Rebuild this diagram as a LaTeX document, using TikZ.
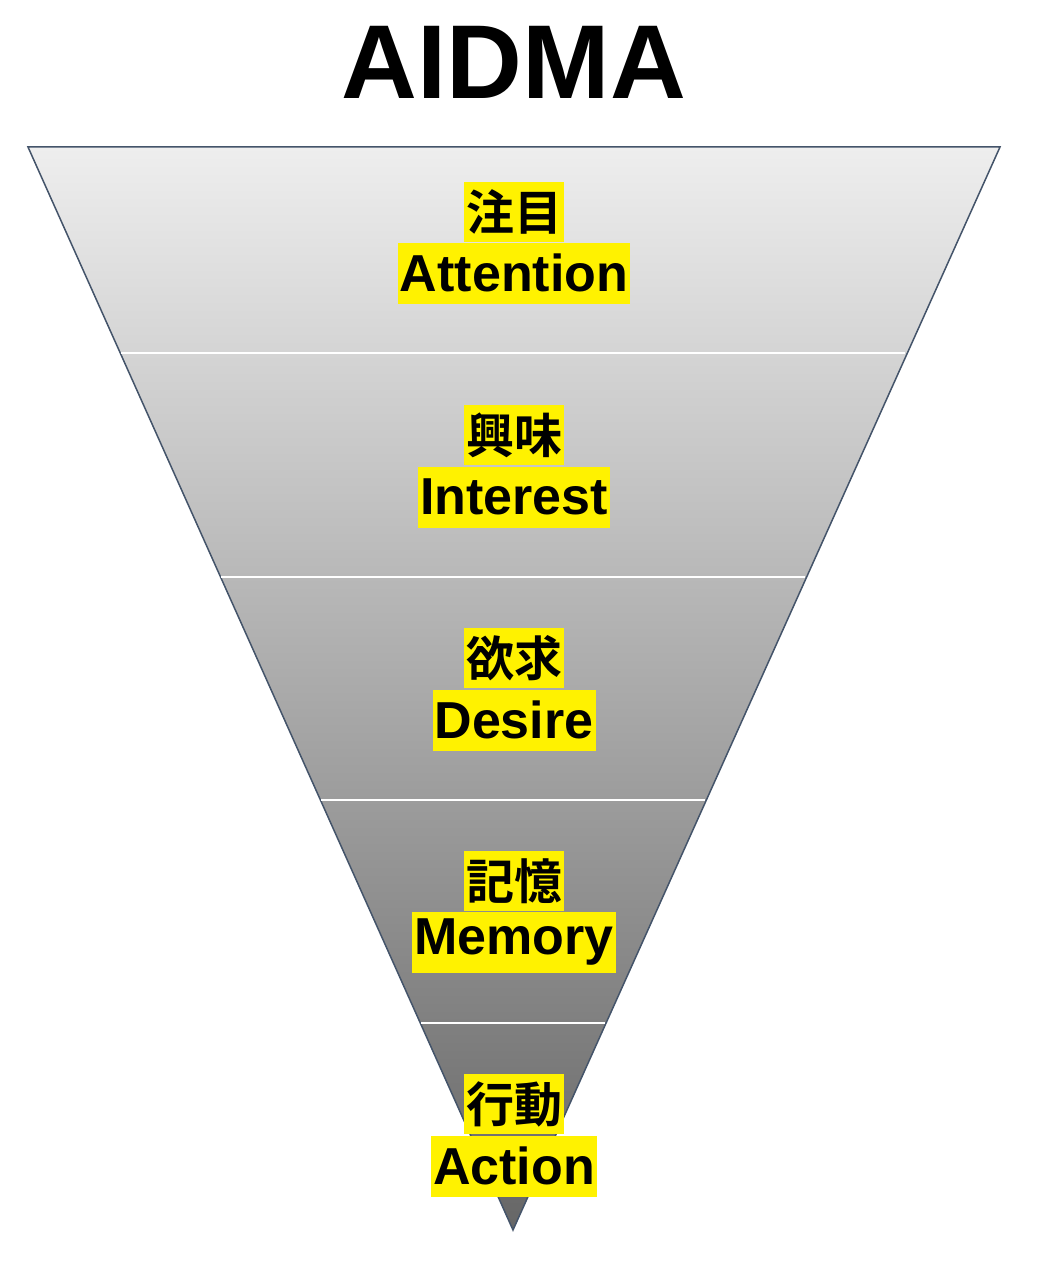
\documentclass[tikz,border=0pt]{standalone}
\usepackage{fontspec}
\setmainfont{Liberation Sans}
\newfontfamily\cjk{Noto Sans CJK JP}[BoldFont={* Bold}]
\begin{document}
\begin{tikzpicture}[x=1pt,y=-1pt,
  jp/.style={fill=yellow,inner xsep=2pt,inner ysep=0pt,minimum height=60pt,font=\cjk\bfseries\fontsize{48}{48}\selectfont},
  en/.style={fill=yellow,inner xsep=2pt,inner ysep=0pt,minimum height=61pt,font=\bfseries\fontsize{52}{52}\selectfont},
  sep/.style={white,line width=2pt}]
\useasboundingbox (0,0) rectangle (1036,1268);
\begin{scope}
\clip (28,147) -- (1000,147) -- (513,1230) -- cycle;
\shade[top color={rgb,255:red,238;green,238;blue,238},bottom color={rgb,255:red,102;green,102;blue,102}] (0,147) rectangle (1036,1230);
\end{scope}
\coordinate (tl) at (28,147); \coordinate (tr) at (1000,147); \coordinate (ap) at (513,1230);
\draw[line width=1.5pt,color={rgb,255:red,68;green,84;blue,106}] (tl) -- (tr) -- (ap) -- cycle;
\foreach \y/\x in {353/120,577/220,800/320,1023/420}{
  \draw[sep] (\x+1,\y) -- (1026-\x-1,\y);
}
\node[font=\bfseries\fontsize{105}{105}\selectfont] (title) at (514,62) {AIDMA};
\node[jp] (j1) at (514,212) {注目};  \node[en] (e1) at (514,273) {Attention};
\node[jp] (j2) at (514,435) {興味};  \node[en] (e2) at (514,497) {Interest};
\node[jp] (j3) at (514,658) {欲求};  \node[en] (e3) at (514,720) {Desire};
\node[jp] (j4) at (514,881) {記憶};  \node[en] (e4) at (514,942) {Memory};
\node[jp] (j5) at (514,1104) {行動}; \node[en] (e5) at (514,1166) {Action};
\end{tikzpicture}
\end{document}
◆ ◆ ◆ ◆ ◆
Without the pictures, transcribe the listing above exactly.

#### [COMPLETE RESPONSE]
Rebuild this diagram as a LaTeX document, using TikZ.
\documentclass[tikz,border=0pt]{standalone}
\usepackage{fontspec}
\setmainfont{Liberation Sans}
\newfontfamily\cjk{Noto Sans CJK JP}[BoldFont={* Bold}]
\begin{document}
\begin{tikzpicture}[x=1pt,y=-1pt,
  jp/.style={fill=yellow,inner xsep=2pt,inner ysep=0pt,minimum height=60pt,font=\cjk\bfseries\fontsize{48}{48}\selectfont},
  en/.style={fill=yellow,inner xsep=2pt,inner ysep=0pt,minimum height=61pt,font=\bfseries\fontsize{52}{52}\selectfont},
  sep/.style={white,line width=2pt}]
\useasboundingbox (0,0) rectangle (1036,1268);
\begin{scope}
\clip (28,147) -- (1000,147) -- (513,1230) -- cycle;
\shade[top color={rgb,255:red,238;green,238;blue,238},bottom color={rgb,255:red,102;green,102;blue,102}] (0,147) rectangle (1036,1230);
\end{scope}
\coordinate (tl) at (28,147); \coordinate (tr) at (1000,147); \coordinate (ap) at (513,1230);
\draw[line width=1.5pt,color={rgb,255:red,68;green,84;blue,106}] (tl) -- (tr) -- (ap) -- cycle;
\foreach \y/\x in {353/120,577/220,800/320,1023/420}{
  \draw[sep] (\x+1,\y) -- (1026-\x-1,\y);
}
\node[font=\bfseries\fontsize{105}{105}\selectfont] (title) at (514,62) {AIDMA};
\node[jp] (j1) at (514,212) {注目};  \node[en] (e1) at (514,273) {Attention};
\node[jp] (j2) at (514,435) {興味};  \node[en] (e2) at (514,497) {Interest};
\node[jp] (j3) at (514,658) {欲求};  \node[en] (e3) at (514,720) {Desire};
\node[jp] (j4) at (514,881) {記憶};  \node[en] (e4) at (514,942) {Memory};
\node[jp] (j5) at (514,1104) {行動}; \node[en] (e5) at (514,1166) {Action};
\end{tikzpicture}
\end{document}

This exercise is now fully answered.